Users can create a Bitcoin wallet using the service and then move their coins into a vault for an “annual custody fee of .12% of your vault balance.” This service also insures your bitcoins against theft and hacking, a valuable asset for those worried about getting Mt.Goxed. Your wallet is protected by a four-digit PIN, which isn’t very heartening, but it makes the creation and management of BTC wallets far simpler.

“To break into that you need to break the technology, break the processes, and break into different vaults on different continents,” said Wences.

Wences noted that one client came to him with a laptop containing 30,000 bitcoins. The IT team had physically ripped out the Wi-Fi card but in the process they had almost damaged the CPU and hard drive, essentially losing those coins. “And these were some pretty sophisticated people,” he said.

The wallet, said Wences, works like a checking account while the vault works like a savings account. They have no intention of ever becoming an exchange.

If the service sounds simplistic, there’s a reason. The company aims to make the storage and protection of Bitcoin far simpler for everyone, from big banks to the average Satoshi. The $20 million investment is going towards managing the massive amount of security required to maintain a secure bitcoin environment and, more interestingly, apply enough security to convince insurance houses to pay up if someone hacks into the vault.

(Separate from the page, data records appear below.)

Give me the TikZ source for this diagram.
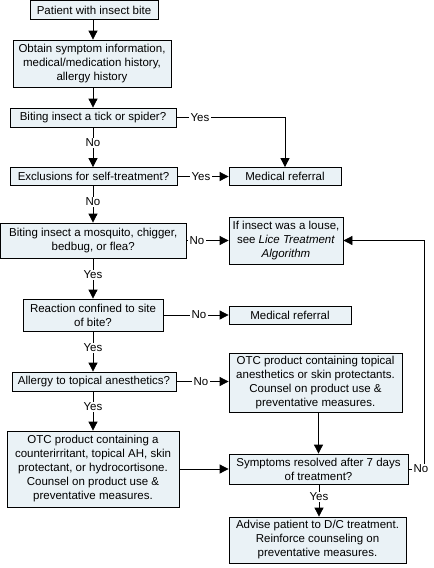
\documentclass[tikz,border=0pt]{standalone}
\usepackage{fontspec}
\setmainfont{Liberation Sans}
\usetikzlibrary{arrows.meta}
\definecolor{boxfill}{RGB}{234,242,246}
\begin{document}
\begin{tikzpicture}[x=1pt,y=-1pt,
  txt/.style={font=\fontsize{11.5}{14}\selectfont},
  box/.style={txt, draw=black, line width=0.8pt, fill=boxfill, align=center, inner sep=0pt},
  arr/.style={line width=0.8pt, -{Triangle[length=9pt,width=9pt]}},
  lbl/.style={txt, fill=white, inner sep=1.2pt}]
\useasboundingbox[fill=white] (0,0) rectangle (434,568);

\node[box, minimum width=128pt, minimum height=19pt] (b1) at (94,10) {Patient with insect bite};
\node[box, minimum width=158pt, minimum height=47pt] (b2) at (92,63.5) {Obtain symptom information,\\ medical/medication history,\\ allergy history};
\node[box, minimum width=166pt, minimum height=19pt] (b3) at (93,117.5) {Biting insect a tick or spider?};
\node[box, minimum width=167pt, minimum height=18pt] (b4) at (93.5,176.5) {Exclusions for self-treatment?};
\node[box, minimum width=112pt, minimum height=18pt] (mr1) at (285,176.5) {Medical referral};
\node[box, minimum width=185.5pt, minimum height=35pt] (b5) at (93.25,240.5) {Biting insect a mosquito, chigger,\\ bedbug, or flea?};
\node[box, minimum width=114pt, minimum height=47pt] (b6) at (286,240.5) {If insect was a louse,\\ see \textit{Lice Treatment}\\ \textit{Algorithm}};
\node[box, minimum width=140pt, minimum height=32pt] (b7) at (93,315) {Reaction confined to site\\ of bite?};
\node[box, minimum width=122pt, minimum height=18pt] (mr2) at (290,315) {Medical referral};
\node[box, minimum width=164pt, minimum height=19pt] (b8) at (94,381.5) {Allergy to topical anesthetics?};
\node[box, minimum width=173pt, minimum height=59pt] (b9) at (315.5,382.5) {OTC product containing topical\\ anesthetics or skin protectants.\\ Counsel on product use \&\\ preventative measures.};
\node[box, minimum width=172pt, minimum height=76pt] (b10) at (93,469) {OTC product containing a\\ counterirritant, topical AH, skin\\ protectant, or hydrocortisone.\\ Counsel on product use \&\\ preventative measures.};
\node[box, minimum width=179pt, minimum height=30pt] (b11) at (318.5,469) {Symptoms resolved after 7 days\\ of treatment?};
\node[box, minimum width=177pt, minimum height=46pt] (b12) at (317.5,540) {Advise patient to D/C treatment.\\ Reinforce counseling on\\ preventative measures.};

\coordinate (loopA) at (424,469);
\coordinate (loopB) at (424,240.5);

% vertical spine
\draw[arr] (b1.south -| 93,0) -- (b2.north -| 93,0);
\draw[arr] (b2.south -| 93,0) -- (b3.north -| 93,0);
\draw[arr] (b3.south -| 93,0) -- (b4.north -| 93,0);
\draw[arr] (b4.south -| 93,0) -- (b5.north -| 93,0);
\draw[arr] (b5.south -| 93,0) -- (b7.north -| 93,0);
\draw[arr] (b7.south -| 93,0) -- (b8.north -| 93,0);
\draw[arr] (b8.south -| 93,0) -- (b10.north -| 93,0);

% horizontal
\draw[arr] (b3.east) -| (mr1.north);
\draw[arr] (b4.east) -- (mr1.west);
\draw[arr] (b5.east) -- (b6.west);
\draw[arr] (b7.east) -- (b7.east -| mr2.west);
\draw[arr] (b8.east) -- (b8.east -| b9.west);
\draw[arr] (b10.east) -- (b10.east -| b11.west);
\draw[arr] (b11.north |- b9.south) -- (b11.north);
\draw[arr] (b11.south -| 319,0) -- (b12.north -| 319,0);
\draw[arr] (b11.east) -- (loopA) -- (loopB) -- (b6.east);

% labels
\node[lbl] at (93,143) {No};
\node[lbl] at (93,202) {No};
\node[lbl] at (93,275) {Yes};
\node[lbl] at (93,348) {Yes};
\node[lbl] at (93,407) {Yes};
\node[lbl] at (319,497) {Yes};
\node[lbl] at (200,117.5) {Yes};
\node[lbl] at (201,176.5) {Yes};
\node[lbl] at (197,240.5) {No};
\node[lbl] at (199,315) {No};
\node[lbl] at (201,381.5) {No};
\node[lbl] at (421,469) {No};
\end{tikzpicture}
\end{document}
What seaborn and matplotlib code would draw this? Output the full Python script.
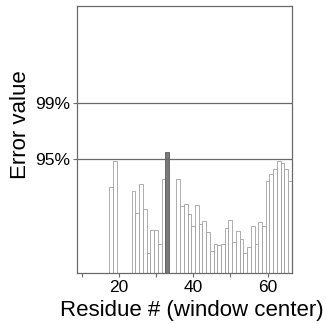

“To this point in Bitcoin, there’s been no way to outwardly tell if an institution is competent or not – they’re all black boxes. The introduction of these insured plays, and believe me this is the first but not the last, means that any service advertising it’s got this insurance is one who has been vetted, and who is being watched like a hawk by its insurers because if something goes wrong it’s their funds that’ll fill the gap,” said Levine.